Why footage of Amazonian 'man of the hole' shows the importance of protecting uncontacted tribes
'Uncontacted people ... can and do live well and thrive on their lands if they are protected': advocate
Footage of an Indigenous man who is believed to have lived in isolation in the Amazon rainforest for 22 years illustrates why it's so important to protect uncontacted tribes, says advocate Fiona Watson.
Funai, the Brazilian government's Indigenous agency, released footage Friday of the man, who is believed to be the last surviving member of his tribe.
Government officials believe he has been living alone since an attack by farmers in late 1995 wiped out the rest of his group of six.
- Indigenous 'man of the hole' has lived alone in Amazon rainforest 22 years
- AS IT HAPPENS: Miners caught boasting about killing uncontacted Amazon tribe members
Watson is with Survival International, a non-profit group that works to protect Indigenous Peoples.
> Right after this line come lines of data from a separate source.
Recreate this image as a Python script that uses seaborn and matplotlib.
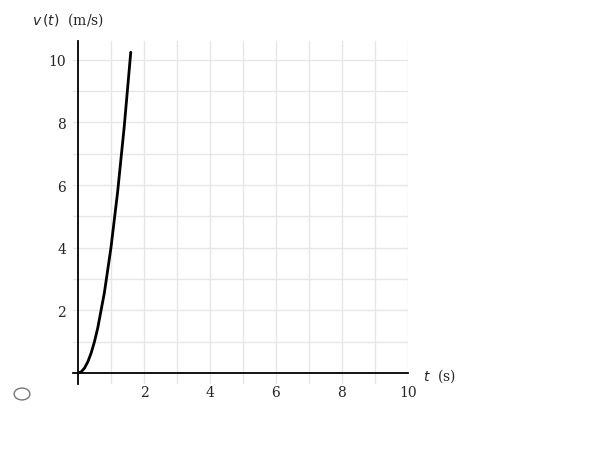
import matplotlib
matplotlib.use("Agg")
import matplotlib.pyplot as plt
import seaborn as sns
import numpy as np
import pandas as pd

t = [0, 0.1, 0.2, 0.3, 0.4, 0.5, 0.6, 0.8, 1.0, 1.2, 1.4, 1.6]
v = [0, 0.04, 0.16, 0.36, 0.64, 1.0, 1.44, 2.56, 4.0, 5.76, 7.84, 10.24]
xticks = [2, 4, 6, 8, 10]
yticks = [2, 4, 6, 8, 10]

sns.set_style("white")
plt.rcParams['font.family'] = ['DejaVu Serif']
fig = plt.figure(figsize=(6.06, 4.56), dpi=100)
ax = fig.add_axes([73/606, 1-385/456, 335/606, 343/456])
df = pd.DataFrame({"t": t, "v": v})
sns.lineplot(data=df, x="t", y="v", ax=ax, color="black", lw=2)
ax.set_xlim(-0.15, 10)
ax.set_ylim(-0.35, 10.6)
for s in ["top", "right"]:
    ax.spines[s].set_visible(False)
ax.spines["left"].set_position(("data", 0))
ax.spines["bottom"].set_position(("data", 0))
for s in ["left", "bottom"]:
    ax.spines[s].set_color("black"); ax.spines[s].set_linewidth(1.3)
ax.set_xticks(xticks); ax.set_yticks(yticks)
ax.set_xticks(np.arange(0.5, 10.01, 0.5), minor=True)
ax.set_yticks(np.arange(0.5, 10.51, 0.5), minor=True)
ax.tick_params(axis="both", which="major", length=5, labelsize=10, direction="out", color="black")
ax.tick_params(axis="both", which="minor", length=3, direction="in", color="black")
ax.tick_params(axis="y", labelrotation=0)
for g in range(1, 11):
    ax.axvline(g, color="#e6e6e6", lw=1, zorder=0)
    ax.axhline(g, color="#e6e6e6", lw=1, zorder=0)
ax.set_xlabel(""); ax.set_ylabel("")
fig.text(32/606, 1-20/456, r"$v\,(t)$  (m/s)", fontsize=10, va="center", family="DejaVu Serif")
fig.text(423/606, 1-376/456, r"$t$  (s)", fontsize=10, va="center")
fig.patches.append(plt.Circle((22/606, 1-395/456), 0.013, transform=fig.transFigure,
                              fill=False, ec="#777777", lw=1))
fig.savefig("out.png", dpi=100)
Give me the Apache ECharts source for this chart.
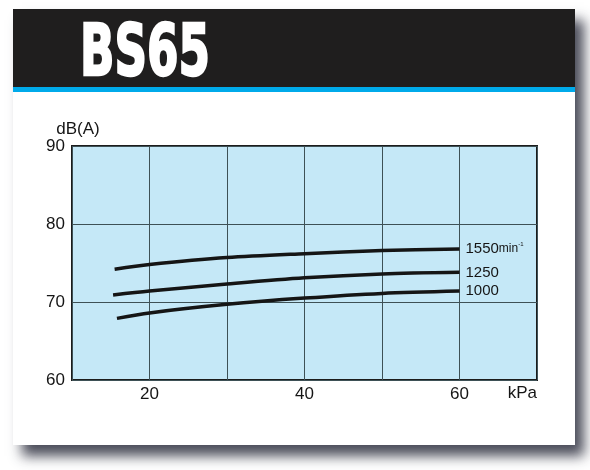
<!DOCTYPE html>
<html>
<head>
<meta charset="utf-8">
<script src="https://cdn.jsdelivr.net/npm/echarts@6/dist/echarts.min.js"></script>
<style>
  html, body { margin: 0; padding: 0; background: #fff; }
  #chart { width: 590px; height: 470px; }
</style>
</head>
<body>
<div id="chart"></div>
<script>
// readings taken off the BS65 noise curve
const kpa1550 = [15.5, 20, 30, 40, 50, 60];
const db1550 = [74.2, 74.8, 75.7, 76.2, 76.6, 76.8];
const kpa1250 = [15.3, 20, 30, 40, 50, 60];
const db1250 = [70.9, 71.4, 72.3, 73.1, 73.6, 73.8];
const kpa1000 = [15.8, 20, 30, 40, 50, 60];
const db1000 = [67.9, 68.6, 69.7, 70.5, 71.1, 71.4];
const speedNames = ['1550', '1250', '1000'];
const xTickLabels = [20, 40, 60];

const chartDom = document.getElementById('chart');
let myChart = echarts.init(chartDom);
let option;

function pairs(xs, ys) {
    let out = [];
    for (let i = 0; i < xs.length; i++) out.push([xs[i], ys[i]]);
    return out;
}

// squeeze the title into the heavy condensed look of the original
const titleFont = 'bold 72px "DejaVu Sans"';
const ctx = document.createElement('canvas').getContext('2d');
ctx.font = titleFont;
const titleScale = 130 / ctx.measureText('BS65').width;

let lineSeries = [
    { name: speedNames[0], data: pairs(kpa1550, db1550) },
    { name: speedNames[1], data: pairs(kpa1250, db1250) },
    { name: speedNames[2], data: pairs(kpa1000, db1000) }
].map(function (s, i) {
    return {
        name: s.name,
        type: 'line',
        smooth: 0.3,
        showSymbol: false,
        silent: true,
        lineStyle: { color: '#151515', width: 3.5 },
        endLabel: {
            show: true,
            distance: 6,
            color: '#151515',
            fontFamily: 'Liberation Sans',
            fontSize: 15,
            formatter: i === 0 ? '{n|1550}{u|min}{s|-1}' : '{n|' + s.name + '}',
            rich: {
                n: { fontSize: 15, fontFamily: 'Liberation Sans', color: '#151515' },
                u: { fontSize: 12, fontFamily: 'Liberation Sans', color: '#151515' },
                s: { fontSize: 6, fontFamily: 'Liberation Sans', color: '#151515', verticalAlign: 'top' }
            }
        },
        data: s.data
    };
});

option = {
    animation: false,
    graphic: [
        {
            type: 'rect', z: -5,
            shape: { x: 13, y: 9, width: 562, height: 436 },
            style: {
                fill: '#fff',
                shadowBlur: 12,
                shadowOffsetX: 9,
                shadowOffsetY: 11,
                shadowColor: 'rgba(55,58,72,0.9)'
            }
        },
        {
            type: 'rect', z: -4,
            shape: { x: 13, y: 9, width: 562, height: 78 },
            style: { fill: '#1f1e1e' }
        },
        {
            type: 'rect', z: -4,
            shape: { x: 13, y: 87, width: 562, height: 5 },
            style: { fill: '#00aaea' }
        },
        {
            type: 'text', z: 10,
            x: 80, y: 92,
            scaleX: titleScale,
            style: {
                text: 'BS65',
                font: titleFont,
                fill: '#fff',
                stroke: '#fff',
                lineWidth: 2.5,
                textAlign: 'left',
                textVerticalAlign: 'bottom'
            }
        }
    ],
    grid: {
        left: 72,
        right: 53,
        top: 146,
        bottom: 90,
        show: true,
        backgroundColor: '#c5e8f7',
        borderColor: '#1c1c1c',
        borderWidth: 2
    },
    xAxis: {
        type: 'value',
        min: 10,
        max: 70,
        interval: 10,
        name: 'kPa',
        nameLocation: 'end',
        nameGap: 0,
        nameTextStyle: {
            align: 'right',
            verticalAlign: 'top',
            padding: [5, 0, 0, 0],
            fontFamily: 'Liberation Sans',
            fontSize: 17,
            color: '#151515'
        },
        axisLine: { show: false },
        axisTick: { show: false },
        axisLabel: {
            margin: 6,
            fontFamily: 'Liberation Sans',
            fontSize: 17,
            color: '#151515',
            formatter: function (v) {
                return xTickLabels.indexOf(v) >= 0 ? String(v) : '';
            }
        },
        splitLine: { lineStyle: { color: '#3e5156', width: 1 } }
    },
    yAxis: {
        type: 'value',
        min: 60,
        max: 90,
        interval: 10,
        name: 'dB(A)',
        nameLocation: 'end',
        nameGap: 7,
        nameTextStyle: {
            align: 'center',
            padding: [0, 0, 0, 12],
            fontFamily: 'Liberation Sans',
            fontSize: 17,
            color: '#151515'
        },
        axisLine: { show: false },
        axisTick: { show: false },
        axisLabel: {
            margin: 7,
            fontFamily: 'Liberation Sans',
            fontSize: 17,
            color: '#151515'
        },
        splitLine: { lineStyle: { color: '#3e5156', width: 1 } }
    },
    series: lineSeries
};

option && myChart.setOption(option);
</script>
</body>
</html>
She spoke to As It Happens guest host Laura Lynch about the significance of the video.
Here is part of that conversation.
How does he seem?
I can't imagine psychologically what it's like to see all your family and community killed in front of your eyes, to escape that and then to live on your own for 20 years.
And despite all of that, physically, he looks extremely healthy.
Because his land is being protected by the Brazilian authorities, it shows that actually uncontacted people like him ... can and do live well and thrive on their lands if they are protected and their land rights upheld.
Tell us more about how he wound up alone in the first place and the massacre of his family.
In the 1980s, the then-government bulldozed a huge highway through this part of the Amazon. And we know that when roads are bulldozed through the Amazon forest, they act as a magnet.
People poured in — loggers, settlers, cattle ranchers. And so the forest was just swamped. It was overrun. People invaded the forest.
And people were killed. There were genocidal attacks, many happening at that time.
So he's living on this sort of island of forest, and the land that he's living on is protected as long as he's there. Is that right?
Under the Brazilian constitution, Indigenous Peoples, whether contacted or uncontacted, have the rights to their land.
And in the case of uncontacted tribes, Funai came up with a policy in 1987, which said that they would not contact uncontacted tribes. Instead, they would respect their evident wish to remain uncontacted. And it said they would protect the land.
This is a really crucial task, because if they weren't there, quite frankly, I think this man would have been murdered because he is surrounded by cattle ranchers.
Do you think he's aware of the threats that he faces?
I am sure, because he clearly rejects contact. If any Funai people have got too near to him, he's fired arrows at them.
How does he survive then on his own? What does he eat? How does he get by?
He clearly hunts because there are bows and arrows that the government officials have found in his hut.
He's sometimes called "the man of the hole," and that is because he's ... dug a number of holes, which are 1 1/2 to two metres deep. In the bottom of them, he's put little sharp sticks and they think that that's an easy way for him to hunt.
He also tends gardens where he's grown bananas, corn [and] manioc.
I'm wondering what's to be gained by sharing the images with the world. I'm assuming he didn't consent to have his image distributed. What about his privacy rights?
I think that's a fair and important question. He couldn't give his consent.
This year has been a very bad year for the Indigenous affairs department because its budget has been slashed, so I think by releasing this footage it's showing, first of all that, the man exists.
And there are many people in the region, particularly local politicians who have their eye on his land, you know, that want to exploit it for their own economic gain. They would like nothing better than for him to be disappeared.
Just last year we covered the story of a group of gold miners who were recorded boasting at a bar that they had killed 10 uncontacted tribes people. Have there been any consequences for those miners, as far as you know?
As far as I know, there haven't. And I think this highlights the difficulties of collecting evidence in these very remote areas.
The genocidal attacks on the uncontacted people, they're not witnessed. So it's very hard to gather the evidence.
And, of course, any physical evidence that there may be in the tropical climates of the Amazon disappears very fast.